SOURCE RECORDS

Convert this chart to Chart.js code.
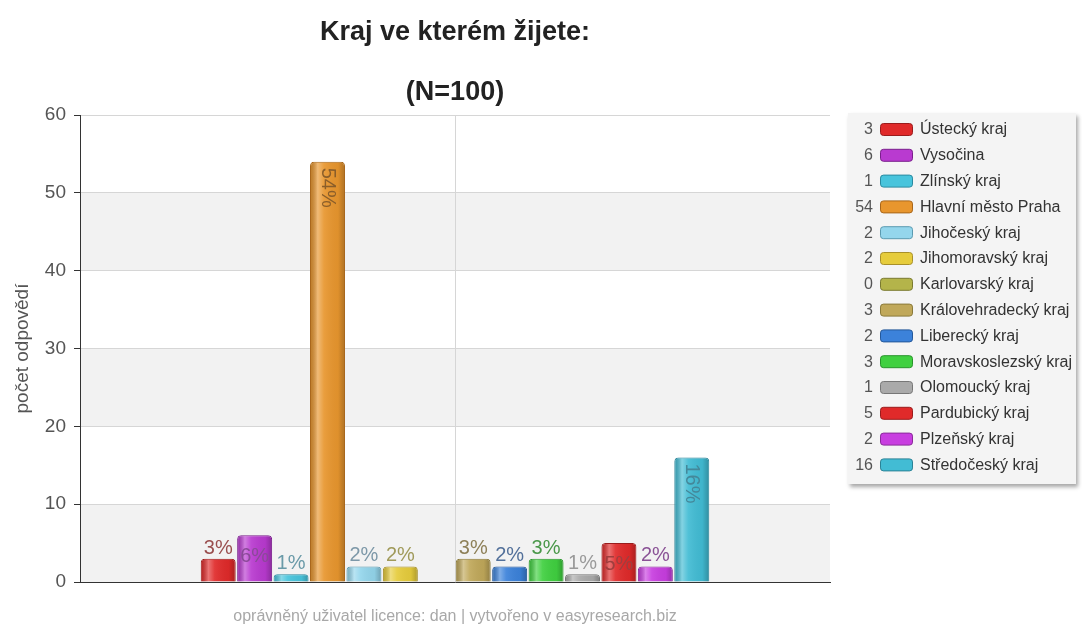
<!DOCTYPE html>
<html>
<head>
<meta charset="utf-8">
<script src="https://cdn.jsdelivr.net/npm/chart.js@4/dist/chart.umd.min.js"></script>
<style>
html,body{margin:0;padding:0;background:#fff;}
</style>
</head>
<body>
<canvas id="myChart" width="1082" height="626"></canvas>
<script>
var regions = ["Ústecký kraj","Vysočina","Zlínský kraj","Hlavní město Praha","Jihočeský kraj","Jihomoravský kraj","Karlovarský kraj","Královehradecký kraj","Liberecký kraj","Moravskoslezský kraj","Olomoucký kraj","Pardubický kraj","Plzeňský kraj","Středočeský kraj"];
var counts = [3,6,1,54,2,2,0,3,2,3,1,5,2,16];
var respondents = 100;
var yTicks = [0,10,20,30,40,50,60];
var titleText = "Kraj ve kterém žijete:";
var subtitleText = "(N=100)";
var yTitle = "počet odpovědí";
var footerText = "oprávněný uživatel licence: dan | vytvořeno v easyresearch.biz";

var barColors = ["#e02a2a","#b93ad0","#48c4dc","#e8962e","#94d6ec","#e6cc3c","#b4b44a","#c0a85a","#3c82da","#40d040","#aaaaaa","#e02a2a","#c83ee0","#42bcd4"];
var edgeColors = ["#9a1c1c","#7a1e8c","#2a8aa0","#a8661a","#5a9ab0","#a8902a","#7a7a30","#8a7a3a","#24589a","#28942a","#777777","#9a1c1c","#8a2a9a","#2a8296"];
var labelColors = ["#9a4f4f","#8a4a98","#6a9aa8","#8a5e2a","#7d98a8","#a09a5a","#8a8a55","#8e8058","#52709a","#4a984a","#9a9a9a","#a03e3e","#8a5296","#44889a"];

var FONT = "'Liberation Sans', Arial, sans-serif";

var datasets = regions.map(function(name, i){
  return {
    label: name,
    data: [counts[i]],
    backgroundColor: barColors[i],
    borderColor: edgeColors[i],
    borderWidth: 1,
    borderSkipped: "bottom",
    borderRadius: {topLeft: 4, topRight: 4, bottomLeft: 0, bottomRight: 0},
    categoryPercentage: 0.68,
    barPercentage: 0.96
  };
});

// alternating grey bands behind the plot
var bandsPlugin = {
  id: "bands",
  beforeDraw: function(chart){
    var ctx = chart.ctx, a = chart.chartArea, y = chart.scales.y;
    ctx.save();
    for (var i = 0; i < yTicks.length - 1; i += 2) {
      var y1 = y.getPixelForValue(yTicks[i+1]), y0 = y.getPixelForValue(yTicks[i]);
      ctx.fillStyle = "#f2f2f2";
      ctx.fillRect(a.left, y1, a.right - a.left, y0 - y1);
    }
    ctx.restore();
  }
};

// glossy shading on the bars + percentage labels
var barDecor = {
  id: "barDecor",
  afterDatasetsDraw: function(chart){
    var ctx = chart.ctx;
    ctx.save();
    chart.data.datasets.forEach(function(ds, i){
      var el = chart.getDatasetMeta(i).data[0];
      var v = ds.data[0];
      if (!el || !v) return;
      var l = el.x - el.width/2, r = el.x + el.width/2, t = el.y, b = el.base;
      var g = ctx.createLinearGradient(l, 0, r, 0);
      g.addColorStop(0, "rgba(0,0,0,0.18)");
      g.addColorStop(0.22, "rgba(255,255,255,0.35)");
      g.addColorStop(0.4, "rgba(255,255,255,0.08)");
      g.addColorStop(0.8, "rgba(0,0,0,0.04)");
      g.addColorStop(1, "rgba(0,0,0,0.25)");
      ctx.fillStyle = g;
      ctx.beginPath();
      ctx.roundRect(l + 1, t + 1, r - l - 2, b - t - 1, [3,3,0,0]);
      ctx.fill();

      var pct = Math.round(v / respondents * 100) + "%";
      ctx.fillStyle = labelColors[i];
      ctx.font = "20px " + FONT;
      if (v >= 10) {
        ctx.save();
        ctx.translate(el.x, t + 6);
        ctx.rotate(Math.PI/2);
        ctx.textAlign = "left";
        ctx.textBaseline = "middle";
        ctx.fillText(pct, 0, 0);
        ctx.restore();
      } else if (v >= 5) {
        ctx.textAlign = "center";
        ctx.textBaseline = "alphabetic";
        ctx.fillText(pct, el.x, t + 27);
      } else {
        ctx.textAlign = "center";
        ctx.textBaseline = "alphabetic";
        ctx.fillText(pct, el.x, t - 5);
      }
    });
    ctx.restore();
  }
};

// titles, footer and side legend
var frame = {
  id: "frame",
  afterDraw: function(chart){
    var ctx = chart.ctx, a = chart.chartArea;
    var cx = (a.left + a.right) / 2;
    ctx.save();
    ctx.fillStyle = "#222";
    ctx.textAlign = "center";
    ctx.textBaseline = "middle";
    ctx.font = "bold 27px " + FONT;
    ctx.fillText(titleText, cx, 33);
    ctx.fillText(subtitleText, cx, 93);
    ctx.fillStyle = "#a8a8a8";
    ctx.font = "16px " + FONT;
    ctx.fillText(footerText, cx, 617);

    // legend box
    var bx = 848, by = 113, bw = 228, bh = 371;
    ctx.save();
    ctx.shadowColor = "rgba(0,0,0,0.35)";
    ctx.shadowBlur = 4;
    ctx.shadowOffsetX = 2;
    ctx.shadowOffsetY = 3;
    ctx.fillStyle = "#f4f4f4";
    ctx.fillRect(bx, by, bw, bh);
    ctx.restore();

    ctx.font = "16px " + FONT;
    ctx.textBaseline = "middle";
    regions.forEach(function(name, i){
      var ry = 130 + i * 25.8;
      ctx.fillStyle = "#555";
      ctx.textAlign = "right";
      ctx.fillText(String(counts[i]), 873, ry);
      ctx.fillStyle = barColors[i];
      ctx.strokeStyle = edgeColors[i];
      ctx.lineWidth = 1;
      ctx.beginPath();
      ctx.roundRect(880.5, ry - 6.5, 32, 12, 3);
      ctx.fill();
      ctx.stroke();
      ctx.fillStyle = "#333";
      ctx.textAlign = "left";
      ctx.fillText(name, 920, ry);
    });
    ctx.restore();
  }
};

new Chart("myChart", {
  type: "bar",
  data: {
    labels: [""],
    datasets: datasets
  },
  options: {
    responsive: false,
    animation: false,
    layout: { padding: { left: 0, top: 115, right: 252, bottom: 44 } },
    plugins: {
      legend: { display: false },
      tooltip: { enabled: false },
      title: { display: false }
    },
    scales: {
      x: {
        ticks: { display: false },
        grid: { offset: false, color: "#d6d6d6", drawTicks: false },
        border: { display: true, color: "#333", width: 1 },
        afterFit: function(s){ s.height = 0; }
      },
      y: {
        min: 0,
        max: 60,
        afterBuildTicks: function(s){ s.ticks = yTicks.map(function(v){ return {value: v}; }); },
        ticks: { color: "#555", font: { size: 19, family: FONT }, padding: 8 },
        grid: { color: "#d6d6d6", tickColor: "#333", tickLength: 6 },
        border: { display: true, color: "#333", width: 1 },
        title: { display: true, text: yTitle, color: "#555", font: { size: 19, family: FONT }, padding: { top: 11, bottom: 0 } },
        afterFit: function(s){ s.width = 80; }
      }
    }
  },
  plugins: [bandsPlugin, barDecor, frame]
});
</script>
</body>
</html>
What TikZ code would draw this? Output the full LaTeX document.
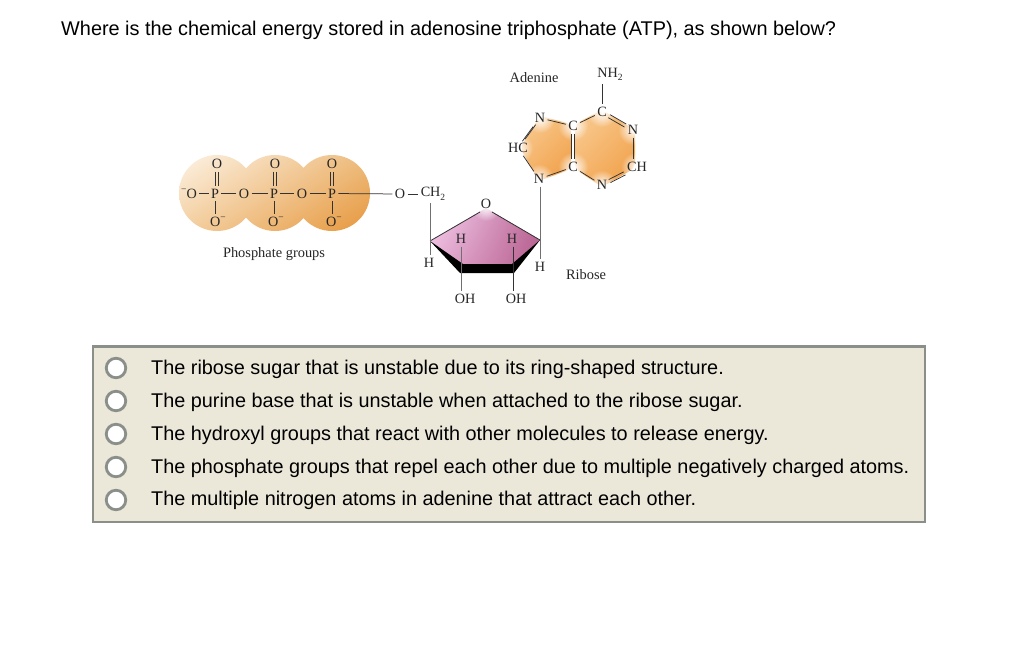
\documentclass[tikz,border=0pt]{standalone}
\usepackage{fontspec}
\setmainfont{Liberation Sans}
\newfontfamily\atomfont{Liberation Serif}
\usetikzlibrary{fadings,shadings}
\tikzfading[name=haloFade,inner color=transparent!0,outer color=transparent!100]
\pgfdeclareradialshading{radioball}{\pgfpoint{0bp}{0bp}}{color(0bp)=(white); color(28bp)=(white); color(46bp)=(black!38); color(50bp)=(black!38)}
\newcommand{\subtwo}{\raisebox{-0.25em}{\fontsize{9.5}{10}\selectfont 2}}
\newcommand{\supminus}{\raisebox{0.38em}{\fontsize{9.5}{10}\selectfont −}}
\definecolor{boxfill}{HTML}{EBE7D9}
\definecolor{boxedge}{HTML}{8A8F8A}
\definecolor{bondgray}{HTML}{707070}
\definecolor{phUL}{HTML}{FDF3E6}
\definecolor{phUR}{HTML}{EDBB7C}
\definecolor{phLL}{HTML}{F3CFA0}
\definecolor{phLR}{HTML}{E6963A}
\definecolor{adUL}{HTML}{F9CE98}
\definecolor{adUR}{HTML}{F6B870}
\definecolor{adLL}{HTML}{F5B267}
\definecolor{adLR}{HTML}{EF9C42}
\definecolor{riUL}{HTML}{F7D2F2}
\definecolor{riUR}{HTML}{BC6A98}
\definecolor{riLL}{HTML}{E6AED2}
\definecolor{riLR}{HTML}{B55C8C}
\tikzset{
  x=1pt,y=-1pt,
  question/.style={anchor=base west,inner sep=0pt,font=\fontsize{19.87}{22}\selectfont,text=black},
  optiontext/.style={anchor=base west,inner sep=0pt,font=\fontsize{19.85}{22}\selectfont,text=black},
  atom/.style={inner xsep=2.5pt,inner ysep=3pt,outer sep=0pt,font=\atomfont\fontsize{14.2}{16}\selectfont,text=black!85},
  caption/.style={inner sep=0pt,font=\atomfont\fontsize{14.4}{16}\selectfont,text=black!85},
  bond/.style={draw=black!80,line width=0.75pt},
  graybond/.style={draw=bondgray,line width=1pt},
  halo/.style={white,path fading=haloFade},
  radio/.style={circle,draw=boxedge,line width=2.8pt,minimum size=19.5pt,inner sep=0pt,shading=radioball},
  shiftL/.style={transform canvas={xshift=-1.6pt}},
  shiftR/.style={transform canvas={xshift=1.6pt}},
}
\begin{document}
\begin{tikzpicture}
\useasboundingbox (0,0) rectangle (1024,647);
\fill[white] (0,0) rectangle (1024,647);

\node[question] (q) at (61,36) {Where is the chemical energy stored in adenosine triphosphate (ATP), as shown below?};

% phosphate background
\begin{scope}
  \clip (217,193) circle (38) (275,193) circle (38) (332,193) circle (38);
  \shade[upper left=phUL,upper right=phUR,lower left=phLL,lower right=phLR]
    (178,155) rectangle (371,232);
\end{scope}

% adenine background
\shade[rounded corners=6pt,upper left=adUL,upper right=adUR,lower left=adLL,lower right=adLR]
  (540,116) -- (571,124) -- (571,169) -- (539,181) -- (520,148) -- cycle;
\shade[rounded corners=6pt,upper left=adUL,upper right=adUR,lower left=adLL,lower right=adLR]
  (602,110) -- (635,130) -- (635,168) -- (602,187) -- (575,169) -- (575,124) -- cycle;
\foreach \hx/\hy in {540/118,573/126,602/112,633/130,636/167,602/185,573/167,539/179,518/148}
  \fill[halo] (\hx,\hy) circle (15);

% ribose
\shade[upper left=riUL,upper right=riUR,lower left=riLL,lower right=riLR]
  (486,208) -- (540,240) -- (513,270) -- (461,270) -- (430,241) -- cycle;
\fill[halo] (486,206) circle (15);
\draw[black!80,line width=0.8pt] (430,241) -- (480,212) (492,212) -- (540,240);
\fill[black] (430,241) -- (460,273) -- (514,273) -- (540,240) -- (512,264) -- (463,264) -- cycle;

% phosphate atoms
\node[atom] (o1) at (217,164) {O};
\node[atom] (o2) at (275,164) {O};
\node[atom] (o3) at (332,164) {O};
\node[atom] (om) at (189,193.5) {\supminus O};
\node[atom] (p1) at (215,193.5) {P};
\node[atom] (ob1) at (244,193.5) {O};
\node[atom] (p2) at (274,193.5) {P};
\node[atom] (ob2) at (302,193.5) {O};
\node[atom] (p3) at (332,193.5) {P};
\node[atom] (om1) at (218,221.5) {O\supminus};
\node[atom] (om2) at (276,221.5) {O\supminus};
\node[atom] (om3) at (334,221.5) {O\supminus};
\node[atom] (o4) at (400,194) {O};
\node[atom] (ch2) at (433,194) {CH\subtwo};
\draw[bond,shiftL] (o1) -- (p1.north -| o1);
\draw[bond,shiftR] (o1) -- (p1.north -| o1);
\draw[bond,shiftL] (o2) -- (p2.north -| o2);
\draw[bond,shiftR] (o2) -- (p2.north -| o2);
\draw[bond,shiftL] (o3) -- (p3);
\draw[bond,shiftR] (o3) -- (p3);
\draw[bond] (om) -- (p1);
\draw[bond] (p1) -- (ob1);
\draw[bond] (ob1) -- (p2);
\draw[bond] (p2) -- (ob2);
\draw[bond] (ob2) -- (p3);
\draw[bond] (p3) -- (o4);
\draw[bond] (o4) -- (ch2);
\draw[bond] (p1) -- (om1.north -| p1);
\draw[bond] (p2) -- (om2.north -| p2);
\draw[bond] (p3) -- (om3.north -| p3);
\node[caption] (phos) at (274,254.5) {Phosphate groups};

% adenine atoms
\node[caption] (aden) at (534,78) {Adenine};
\node[atom] (nh2) at (610,74.5) {NH\subtwo};
\node[atom] (ct) at (602,112) {C};
\node[atom] (nl) at (540,118) {N};
\node[atom] (c1) at (573,126) {C};
\node[atom] (nr) at (633,130) {N};
\node[atom] (hc) at (518,148) {HC};
\node[atom] (ch) at (637,167) {CH};
\node[atom] (c2) at (573,167) {C};
\node[atom] (nb) at (539,179) {N};
\node[atom] (nbr) at (602,185) {N};
\draw[bond] (ct |- nh2.south) -- (ct);
\draw[bond] (nl) -- (c1);
\draw[bond] (c1) -- (ct);
\draw[bond,transform canvas={xshift=-0.9pt,yshift=-1.5pt}] (ct) -- (nr);
\draw[bond,transform canvas={xshift=0.9pt,yshift=1.5pt}] (ct) -- (nr);
\draw[bond] (nr) -- (ch.north -| nr);
\draw[bond,transform canvas={xshift=-0.9pt,yshift=1.5pt}] (ch) -- (nbr);
\draw[bond,transform canvas={xshift=0.9pt,yshift=-1.5pt}] (ch) -- (nbr);
\draw[bond] (nbr) -- (c2);
\draw[bond,shiftL] (c1) -- (c2);
\draw[bond,shiftR] (c1) -- (c2);
\draw[bond] (c2) -- (nb);
\draw[bond] (nb) -- (hc);
\draw[bond,transform canvas={xshift=-1.3pt,yshift=-1pt}] (hc) -- (nl);
\draw[bond,transform canvas={xshift=1.3pt,yshift=1pt}] (hc) -- (nl);

% ribose atoms
\node[atom] (ro) at (486,204) {O};
\node[atom] (h1) at (461,239) {H};
\node[atom] (h2) at (512,239) {H};
\node[atom] (h3) at (429,263) {H};
\node[atom] (h4) at (540,267) {H};
\node[atom] (oh1) at (465,299) {OH};
\node[atom] (oh2) at (516,299) {OH};
\node[caption] (rib) at (586,275) {Ribose};
\coordinate (rl) at (430,241);
\coordinate (rr) at (540,240);
\coordinate (rbl) at (461,268);
\coordinate (rbr) at (513,268);
\draw[graybond] (rl |- ch2.south) -- (rl);
\draw[graybond] (rl) -- (rl |- h3.north);
\draw[graybond] (nb.south -| rr) -- (rr);
\draw[graybond] (rr) -- (h4.north -| rr);
\draw[graybond] (rbl |- h1.south) -- (rbl);
\draw[graybond] (rbl) -- (rbl |- oh1.north);
\draw[bond] (rbr |- h2.south) -- (rbr);
\draw[bond] (rbr) -- (rbr |- oh2.north);

% answers
\draw[boxedge,line width=2.6pt,fill=boxfill] (93,346.5) rectangle (925,522);
\node[radio] (r1) at (116,368) {};
\node[radio] (r2) at (116,401) {};
\node[radio] (r3) at (116,434) {};
\node[radio] (r4) at (116,467) {};
\node[radio] (r5) at (116,500) {};
\node[optiontext] (t1) at (151,374) {The ribose sugar that is unstable due to its ring-shaped structure.};
\node[optiontext] (t2) at (151,407) {The purine base that is unstable when attached to the ribose sugar.};
\node[optiontext] (t3) at (151,440) {The hydroxyl groups that react with other molecules to release energy.};
\node[optiontext] (t4) at (151,473) {The phosphate groups that repel each other due to multiple negatively charged atoms.};
\node[optiontext] (t5) at (151,505.5) {The multiple nitrogen atoms in adenine that attract each other.};
\end{tikzpicture}
\end{document}
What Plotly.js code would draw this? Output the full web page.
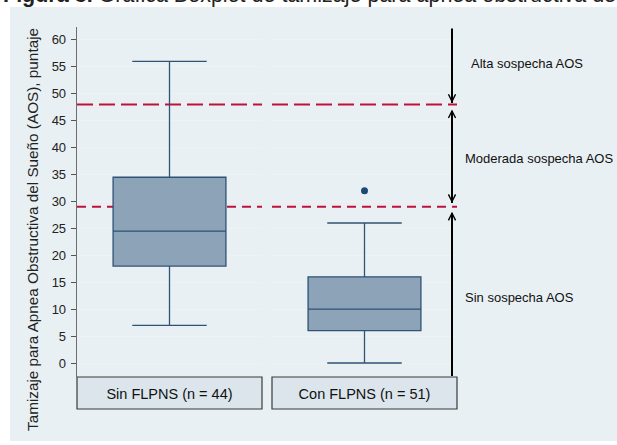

BRIEF
Show every line that contains the word "What".

RESPONSE
What TikZ code would draw this? Output the full LaTeX document.
What Plotly.js code would draw this? Output the full web page.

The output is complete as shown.